A Buoyancy Control Device (BCD)
Also referred to as a Buoyancy Compensator, your BCD is what keeps you at sea level. In other words, it keeps you from floating to the surface as well as sinking to the ocean floor during your dive. Even though it’s referred to as a device, it’s actually a vest that can be inflated or deflated to manage your buoyancy.
Your BCD also has straps and pockets to help you secure all of your scuba diving equipment.
The Non-Essential Essentials
Now that we’ve got the essentials out of the way, there are few more things you may find essential to your next dive:
- An Underwater Camera —There are some amazing things you’ll see on your dive that will make you wish you had one of these.
- Tank Bangers — These are made from hard pieces or elastic and wrap around your tank. If you need to get your dive buddy’s attention, you simply snap it against your tank.

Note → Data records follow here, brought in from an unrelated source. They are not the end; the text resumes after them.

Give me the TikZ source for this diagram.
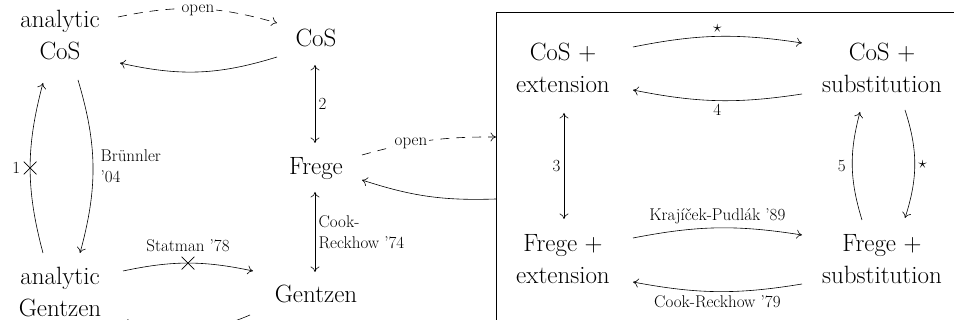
\documentclass[tikz,border=0pt]{standalone}
\usepackage{fontspec}
\usetikzlibrary{arrows.meta,shapes.misc}
\begin{document}
\begin{tikzpicture}[x=1pt,y=1pt,
  big/.style={font=\fontsize{25}{32}\selectfont, align=center, inner sep=0pt, anchor=base},
  lbl/.style={font=\fontsize{17}{21}\selectfont},
  tip/.tip={To[length=5.5pt,width=9pt]},
  arr/.style={-tip, line width=0.6pt},
  darr/.style={arr, dash pattern=on 9pt off 7pt},
  dbl/.style={tip-tip, line width=0.6pt},
  xmark/.style={cross out, draw, line width=0.7pt, minimum size=12pt, inner sep=0pt}]
\useasboundingbox (0,0) rectangle (954,320);
\clip (0,0) rectangle (954,320);
% nodes (base = baseline of last line)
\node[big] (aCoS) at (60,260) {analytic\\CoS};
\node[big] (CoS) at (316,273) {CoS};
\node[big] (Frege) at (316,145) {Frege};
\node[big] (Gen) at (316,17) {Gentzen};
\node[big] (aGen) at (60,3) {analytic\\Gentzen};
\node[draw, line width=0.6pt, anchor=north west, minimum width=520pt, minimum height=360pt, inner sep=0pt] (box) at (496,308) {};
\node[big] (CE) at (563,227) {CoS $+$\\extension};
\node[big] (CS) at (882,227) {CoS $+$\\substitution};
\node[big] (FE) at (563,36) {Frege $+$\\extension};
\node[big] (FS) at (882,36) {Frege $+$\\substitution};
% left part
\draw[darr] ([shift={(58,43)}]aCoS.base) to[bend left=14]
  node[lbl, fill=white, inner sep=1.5pt, yshift=-1.5pt] {open} ([shift={(-39,24)}]CoS.base);
\draw[arr] ([shift={(-39,-10)}]CoS.base) to[bend left=15] ([shift={(60,-3)}]aCoS.base);
\draw[dbl] ([shift={(-1,-18)}]CoS.base) -- node[lbl, right] {2} ([shift={(-1,32)}]Frege.base);
\draw[arr] ([shift={(-17,64)}]aGen.base) to[bend left=15]
  node[xmark, label={[lbl, label distance=0pt]left:1}] {} ([shift={(-17,-23)}]aCoS.base);
\draw[arr] ([shift={(18,-20)}]aCoS.base) to[bend left=16]
  node[lbl, right, align=left, xshift=4pt] {Brünnler\\’04} ([shift={(20,64)}]aGen.base);
\draw[arr] ([shift={(63,46)}]aGen.base) to[bend left=12]
  node[xmark, label={[lbl, label distance=1pt]above:Statman ’78}] {} ([shift={(-63,32)}]Gen.base);
\draw[arr] ([shift={(-66,-12)}]Gen.base) to[bend left=20] ([shift={(62,-5)}]aGen.base);
\draw[dbl] ([shift={(-1,-17)}]Frege.base) -- node[lbl, right, align=left] {Cook-\\Reckhow ’74} ([shift={(-1,31)}]Gen.base);
\draw[darr] ([shift={(46,20)}]Frege.base) to[bend left=8]
  node[lbl, fill=white, inner sep=2pt, pos=0.36] {open} ([shift={(0,-125)}]box.north west);
\draw[arr] ([shift={(0,-187)}]box.north west) to[bend left=10] ([shift={(46,-5)}]Frege.base);
% box part
\draw[arr] ([shift={(70,46)}]CE.base) to[bend left=10] node[lbl, above] {$\star$} ([shift={(-80,50)}]CS.base);
\draw[arr] ([shift={(-80,-1)}]CS.base) to[bend left=10] node[lbl, below] {4} ([shift={(70,3)}]CE.base);
\draw[dbl] ([shift={(1,-20)}]CE.base) -- node[lbl, left] {3} ([shift={(1,65)}]FE.base);
\draw[arr] ([shift={(-20,64)}]FS.base) to[bend left=16] node[lbl, left, xshift=-3pt] {5} ([shift={(-22,-19)}]CS.base);
\draw[arr] ([shift={(23,-17)}]CS.base) to[bend left=18] node[lbl, right] {$\star$} ([shift={(23,66)}]FS.base);
\draw[arr] ([shift={(70,46)}]FE.base) to[bend left=10] node[lbl, above] {Krajíček-Pudlák ’89} ([shift={(-80,49)}]FS.base);
\draw[arr] ([shift={(-80,0)}]FS.base) to[bend left=10] node[lbl, below] {Cook-Reckhow ’79} ([shift={(70,2)}]FE.base);
\end{tikzpicture}
\end{document}
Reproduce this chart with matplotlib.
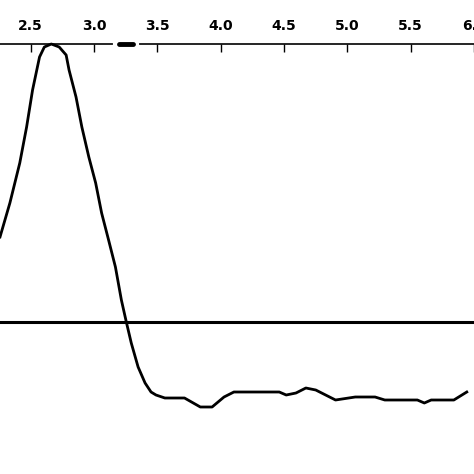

- Dive Knives —These come with a serrated edge or a sharp edge, and they come in handy if you get tangled in a fishing line or underwater plants.
- Defogger — Rather than spitting in your mask before each dive, a defogger (or baby shampoo) comes in handy to keep your mask from fogging up during your dive.
- Dive Lights — These lights can provide necessary light when cave diving, night diving, or exploring under-the-sea crevices.
- A First Aid Kit — Keeping a first aid kit is just smart when embarking on any type of adventure. Especially with diving, anything can happen.
You can dive without these items barring the first aid kit — which should obviously remain on the boat. Of course, once you begin to add them to your dives, you won’t be able to dive without them.
Don’t Forget Your Sunscreen
Now that you know the diving equipment list items, you’re ready to scuba dive. Just as a reminder, water won’t protect you from the sun’s rays — so lotion up before getting out there.